Zero: Analysis of Major Characters

Author: Ignácio de Loyola Brandão

First published: 1974 (English translation, 1983)

Genre: Novel

Locale: A large city in Latin America

Plot: Political

Time: The late 1960's

José Gonçalves (gohn-SAHL-vehz), also called Zé, a vagabond worker at odd jobs and later an assassin and subversive. At twenty-eight years of age, he is small and unattractive, with a limp caused by a deformed foot. Though lacking the requisite self-assurance and drive, he once dreamed of being a singer. An avid reader, he is attracted to grotesques and oddities. Although seemingly apathetic, he is violent, feeling trapped and conscious of systematic oppression and his own mundane, captive life. José is relatively content as long as he retains his solitude, but when he marries, he is thrust into a confusing world that both beckons him and rejects him, threatening his individuality. In an atmosphere of rising political turmoil and violence, he is picked up and questioned regarding various small crimes. Bombarded by his wife Rosa, advertisements, and the government, he is pressured for material comforts. He begins robbing, then killing, and he gets what he wants, but it seems not to be worth it, especially when Rosa becomes estranged and ill and loses their child. After being harassed and brutalized by government officials, he finally joins the Communs, an antigovernment terrorist group. As the fight escalates, he wants only to escape everything. Betrayed and arrested, he is to be executed but escapes. He finally realizes that the group threatens his identity as much as does the oppressive government that he is fighting.
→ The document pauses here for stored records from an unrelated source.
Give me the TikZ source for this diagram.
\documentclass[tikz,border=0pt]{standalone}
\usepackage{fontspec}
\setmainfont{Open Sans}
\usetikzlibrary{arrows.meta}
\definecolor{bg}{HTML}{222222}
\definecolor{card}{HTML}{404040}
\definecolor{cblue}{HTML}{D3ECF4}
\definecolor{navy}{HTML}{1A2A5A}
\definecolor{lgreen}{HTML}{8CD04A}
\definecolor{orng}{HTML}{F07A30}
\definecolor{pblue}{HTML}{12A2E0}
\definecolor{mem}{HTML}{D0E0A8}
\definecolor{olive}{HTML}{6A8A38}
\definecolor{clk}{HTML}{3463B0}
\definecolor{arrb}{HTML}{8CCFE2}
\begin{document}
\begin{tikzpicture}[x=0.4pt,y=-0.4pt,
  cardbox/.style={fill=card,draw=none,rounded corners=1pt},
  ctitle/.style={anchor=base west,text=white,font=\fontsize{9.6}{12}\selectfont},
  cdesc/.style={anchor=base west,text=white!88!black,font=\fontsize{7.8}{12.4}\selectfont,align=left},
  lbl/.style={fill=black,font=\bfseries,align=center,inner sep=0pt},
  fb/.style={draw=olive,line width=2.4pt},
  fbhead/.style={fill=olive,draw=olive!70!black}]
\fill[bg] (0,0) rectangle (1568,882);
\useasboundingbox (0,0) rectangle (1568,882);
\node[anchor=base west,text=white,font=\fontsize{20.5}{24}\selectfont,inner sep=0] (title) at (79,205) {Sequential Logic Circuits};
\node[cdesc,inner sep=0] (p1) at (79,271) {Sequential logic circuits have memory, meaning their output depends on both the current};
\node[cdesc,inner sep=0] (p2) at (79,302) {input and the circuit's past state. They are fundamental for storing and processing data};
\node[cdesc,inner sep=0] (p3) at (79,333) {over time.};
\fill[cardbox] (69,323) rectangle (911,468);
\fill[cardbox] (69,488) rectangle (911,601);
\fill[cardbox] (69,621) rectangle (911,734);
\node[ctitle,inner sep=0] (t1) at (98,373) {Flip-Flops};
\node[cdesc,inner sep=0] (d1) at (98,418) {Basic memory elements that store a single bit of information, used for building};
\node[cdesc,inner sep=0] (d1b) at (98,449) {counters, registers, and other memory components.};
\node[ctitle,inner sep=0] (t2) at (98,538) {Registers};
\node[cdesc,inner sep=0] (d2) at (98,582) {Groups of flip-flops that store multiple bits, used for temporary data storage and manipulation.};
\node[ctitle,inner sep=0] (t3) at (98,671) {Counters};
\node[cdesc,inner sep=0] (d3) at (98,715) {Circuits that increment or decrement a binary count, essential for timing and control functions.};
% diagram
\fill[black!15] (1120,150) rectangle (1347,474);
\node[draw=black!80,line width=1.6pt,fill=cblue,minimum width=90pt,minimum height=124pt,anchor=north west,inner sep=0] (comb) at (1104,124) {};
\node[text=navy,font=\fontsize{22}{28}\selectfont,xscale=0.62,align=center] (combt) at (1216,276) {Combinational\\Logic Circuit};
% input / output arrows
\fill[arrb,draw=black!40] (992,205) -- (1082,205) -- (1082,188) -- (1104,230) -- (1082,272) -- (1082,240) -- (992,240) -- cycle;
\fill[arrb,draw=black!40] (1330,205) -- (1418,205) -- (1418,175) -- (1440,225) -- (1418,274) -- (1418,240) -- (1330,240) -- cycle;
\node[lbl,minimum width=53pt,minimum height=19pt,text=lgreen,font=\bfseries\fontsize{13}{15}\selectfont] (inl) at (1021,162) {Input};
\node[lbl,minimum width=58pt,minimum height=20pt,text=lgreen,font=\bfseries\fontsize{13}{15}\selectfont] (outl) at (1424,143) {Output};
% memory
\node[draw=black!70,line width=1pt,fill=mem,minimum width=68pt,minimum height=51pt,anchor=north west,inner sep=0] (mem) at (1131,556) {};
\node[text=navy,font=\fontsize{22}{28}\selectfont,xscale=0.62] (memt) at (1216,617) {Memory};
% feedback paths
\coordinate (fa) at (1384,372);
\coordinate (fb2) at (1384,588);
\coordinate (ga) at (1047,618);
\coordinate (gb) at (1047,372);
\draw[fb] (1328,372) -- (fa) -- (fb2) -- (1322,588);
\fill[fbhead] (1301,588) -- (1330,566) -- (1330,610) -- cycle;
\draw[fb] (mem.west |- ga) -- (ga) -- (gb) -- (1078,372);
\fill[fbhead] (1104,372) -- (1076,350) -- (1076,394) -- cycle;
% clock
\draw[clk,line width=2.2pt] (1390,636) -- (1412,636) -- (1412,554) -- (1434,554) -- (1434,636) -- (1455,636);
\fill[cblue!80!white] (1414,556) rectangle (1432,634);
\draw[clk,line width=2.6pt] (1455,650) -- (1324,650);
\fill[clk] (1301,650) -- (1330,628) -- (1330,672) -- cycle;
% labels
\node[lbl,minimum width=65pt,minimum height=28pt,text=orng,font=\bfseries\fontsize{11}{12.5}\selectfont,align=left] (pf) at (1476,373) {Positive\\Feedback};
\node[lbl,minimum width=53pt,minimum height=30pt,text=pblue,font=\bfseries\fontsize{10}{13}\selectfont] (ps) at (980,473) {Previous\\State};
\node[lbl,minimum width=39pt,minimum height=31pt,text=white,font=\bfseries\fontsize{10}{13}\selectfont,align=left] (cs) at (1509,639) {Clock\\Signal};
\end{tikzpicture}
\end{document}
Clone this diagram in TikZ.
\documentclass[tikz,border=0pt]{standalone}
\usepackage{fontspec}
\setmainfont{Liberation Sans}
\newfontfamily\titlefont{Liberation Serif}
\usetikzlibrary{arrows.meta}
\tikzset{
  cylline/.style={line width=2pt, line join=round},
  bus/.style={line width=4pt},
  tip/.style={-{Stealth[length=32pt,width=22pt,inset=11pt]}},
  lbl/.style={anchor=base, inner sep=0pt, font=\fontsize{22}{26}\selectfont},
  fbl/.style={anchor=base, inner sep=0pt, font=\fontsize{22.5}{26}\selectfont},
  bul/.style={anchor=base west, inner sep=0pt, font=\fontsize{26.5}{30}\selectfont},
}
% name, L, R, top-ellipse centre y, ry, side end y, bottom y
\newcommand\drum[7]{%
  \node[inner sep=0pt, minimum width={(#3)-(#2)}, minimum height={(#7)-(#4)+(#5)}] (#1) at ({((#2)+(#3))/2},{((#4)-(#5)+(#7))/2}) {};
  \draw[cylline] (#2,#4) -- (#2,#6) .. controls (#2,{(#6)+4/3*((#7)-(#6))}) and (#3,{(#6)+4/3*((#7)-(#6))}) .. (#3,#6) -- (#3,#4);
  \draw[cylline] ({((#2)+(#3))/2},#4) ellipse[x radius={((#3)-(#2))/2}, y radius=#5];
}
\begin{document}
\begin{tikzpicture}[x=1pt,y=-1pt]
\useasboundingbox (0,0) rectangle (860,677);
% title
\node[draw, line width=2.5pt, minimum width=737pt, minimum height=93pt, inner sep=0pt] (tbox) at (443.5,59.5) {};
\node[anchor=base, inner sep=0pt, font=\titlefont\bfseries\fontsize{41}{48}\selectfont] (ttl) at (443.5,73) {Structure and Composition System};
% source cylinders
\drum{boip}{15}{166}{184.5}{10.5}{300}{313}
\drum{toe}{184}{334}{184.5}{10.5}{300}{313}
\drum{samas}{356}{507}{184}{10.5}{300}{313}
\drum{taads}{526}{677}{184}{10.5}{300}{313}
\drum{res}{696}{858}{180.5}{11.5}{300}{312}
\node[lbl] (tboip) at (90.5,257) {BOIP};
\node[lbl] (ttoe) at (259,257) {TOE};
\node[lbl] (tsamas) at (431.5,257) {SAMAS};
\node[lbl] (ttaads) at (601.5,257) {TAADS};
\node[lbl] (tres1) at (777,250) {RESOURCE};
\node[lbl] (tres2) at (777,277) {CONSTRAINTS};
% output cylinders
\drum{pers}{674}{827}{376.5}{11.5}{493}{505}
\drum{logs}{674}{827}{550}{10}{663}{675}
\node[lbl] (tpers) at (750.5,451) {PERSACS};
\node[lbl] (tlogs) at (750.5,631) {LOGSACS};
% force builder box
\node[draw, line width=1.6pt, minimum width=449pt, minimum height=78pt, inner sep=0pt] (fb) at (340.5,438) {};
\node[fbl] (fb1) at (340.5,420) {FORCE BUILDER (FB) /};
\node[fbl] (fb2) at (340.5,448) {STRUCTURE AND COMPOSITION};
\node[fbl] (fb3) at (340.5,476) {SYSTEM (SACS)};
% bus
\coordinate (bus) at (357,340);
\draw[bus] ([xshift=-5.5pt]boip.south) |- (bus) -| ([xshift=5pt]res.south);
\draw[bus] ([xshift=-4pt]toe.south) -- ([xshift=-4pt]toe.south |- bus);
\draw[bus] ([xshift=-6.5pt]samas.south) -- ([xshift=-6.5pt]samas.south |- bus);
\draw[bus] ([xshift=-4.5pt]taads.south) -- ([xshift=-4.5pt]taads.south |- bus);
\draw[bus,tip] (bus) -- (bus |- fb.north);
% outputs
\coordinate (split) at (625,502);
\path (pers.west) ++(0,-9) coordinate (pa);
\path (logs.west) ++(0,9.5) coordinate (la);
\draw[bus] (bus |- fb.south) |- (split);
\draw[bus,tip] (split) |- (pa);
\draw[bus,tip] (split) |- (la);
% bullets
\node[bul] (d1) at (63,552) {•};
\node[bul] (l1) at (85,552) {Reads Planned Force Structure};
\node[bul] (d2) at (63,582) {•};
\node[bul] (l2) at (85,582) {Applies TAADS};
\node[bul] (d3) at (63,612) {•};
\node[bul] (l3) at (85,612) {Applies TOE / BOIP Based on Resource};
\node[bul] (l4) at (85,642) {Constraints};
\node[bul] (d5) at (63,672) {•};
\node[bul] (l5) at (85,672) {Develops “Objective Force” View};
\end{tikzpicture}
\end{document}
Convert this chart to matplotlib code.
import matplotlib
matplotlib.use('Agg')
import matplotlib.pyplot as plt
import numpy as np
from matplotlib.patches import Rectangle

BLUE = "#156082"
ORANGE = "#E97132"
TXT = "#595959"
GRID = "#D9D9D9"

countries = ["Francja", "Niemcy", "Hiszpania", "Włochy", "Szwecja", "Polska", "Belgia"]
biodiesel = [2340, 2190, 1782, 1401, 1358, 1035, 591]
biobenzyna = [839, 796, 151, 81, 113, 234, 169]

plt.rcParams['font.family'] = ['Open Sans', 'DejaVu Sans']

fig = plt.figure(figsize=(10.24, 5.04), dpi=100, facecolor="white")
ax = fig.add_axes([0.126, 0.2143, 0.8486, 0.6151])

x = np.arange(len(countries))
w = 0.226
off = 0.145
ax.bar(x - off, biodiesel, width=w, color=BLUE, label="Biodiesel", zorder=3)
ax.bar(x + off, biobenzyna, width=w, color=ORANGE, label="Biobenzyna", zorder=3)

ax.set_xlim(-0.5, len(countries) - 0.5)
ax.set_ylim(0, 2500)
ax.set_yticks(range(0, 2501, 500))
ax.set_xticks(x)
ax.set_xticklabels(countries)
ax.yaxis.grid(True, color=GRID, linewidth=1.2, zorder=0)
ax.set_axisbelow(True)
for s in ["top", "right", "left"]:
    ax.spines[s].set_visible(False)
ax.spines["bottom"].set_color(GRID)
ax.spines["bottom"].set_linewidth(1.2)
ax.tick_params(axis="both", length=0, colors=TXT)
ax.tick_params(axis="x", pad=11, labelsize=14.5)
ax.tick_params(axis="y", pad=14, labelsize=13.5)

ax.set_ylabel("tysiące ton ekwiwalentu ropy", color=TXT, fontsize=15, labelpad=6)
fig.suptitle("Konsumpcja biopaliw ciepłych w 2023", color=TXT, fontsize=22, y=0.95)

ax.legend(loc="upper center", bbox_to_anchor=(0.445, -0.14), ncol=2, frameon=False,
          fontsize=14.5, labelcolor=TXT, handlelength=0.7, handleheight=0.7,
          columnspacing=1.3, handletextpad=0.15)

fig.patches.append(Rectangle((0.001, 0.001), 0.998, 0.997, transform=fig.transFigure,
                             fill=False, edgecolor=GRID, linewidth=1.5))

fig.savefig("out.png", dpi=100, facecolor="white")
Rosa Maria, Jose's wife. Short and plump, she is seen as unattractive by José's friends. She was reared as a good Catholic. She answers José's personal advertisement and they marry, though her people do not approve. Immediately, she begins to pressure him for material comforts for them and their unborn child, especially for a house of their own. The difficulties they encounter render her sick and apathetic. She aborts the child, then hemorrhages and returns to her parents, because José spends much time away as a terrorist. She is abducted by members of a cult and, in a grotesque ritual, is sacrificed as a means of ridding the earth of evil.

, the leader of the Communs, a terrorist group. Self-sacrificing and charismatic, he is a well-known fighter with an obscure background, apparently a medical school graduate turned rebel. Surviving all attempts to capture or kill him, he walks into José's house one day and provides José with a possible outlet for his frustrations. With Gê's persuasion, José joins the group. Gê takes José under his wing and lectures him on the necessity of living for the group cause and not for individual action, a necessity that José never accepts.

Atila, José's friend and fellow subversive. His nickname derives from his tendency toward violence when drinking. His teaching degree proved useless when he refused to bribe officials for a position. He drives a bus until José goes to join the Communs; he accompanies José for the fun of it. He joins in robbing and killing, is eventually caught and brutally tortured, but will not divulge information on the group and is finally released.

Malevil, José's friend and fellow subversive. A twenty-one-year-old student and a neighbor of José and Rosa, he is out of school because of military intervention there. Atila tells José that Malevil is the first case of reanimation after having been frozen. He works at a nightclub. When he is framed by the police and imprisoned, he joins the Communs and the fight against oppression. When he becomes disillusioned with this as well, he betrays and identifies José in a scene much like that of Judas at Gethsemane.

Ige-Sha, a female African shaman. Searching for a person as a sacrifice for purifying the world from evil, she finds Rosa and executes her in a brutal ritual.

Carlos Lopez, a textile worker. A patriot with a sick son, he keeps running up against a bureaucratic government as he tries to find treatment. He is faithful, persevering in the face of all apathy, but when his son finally dies without care, he, too, turns against the system.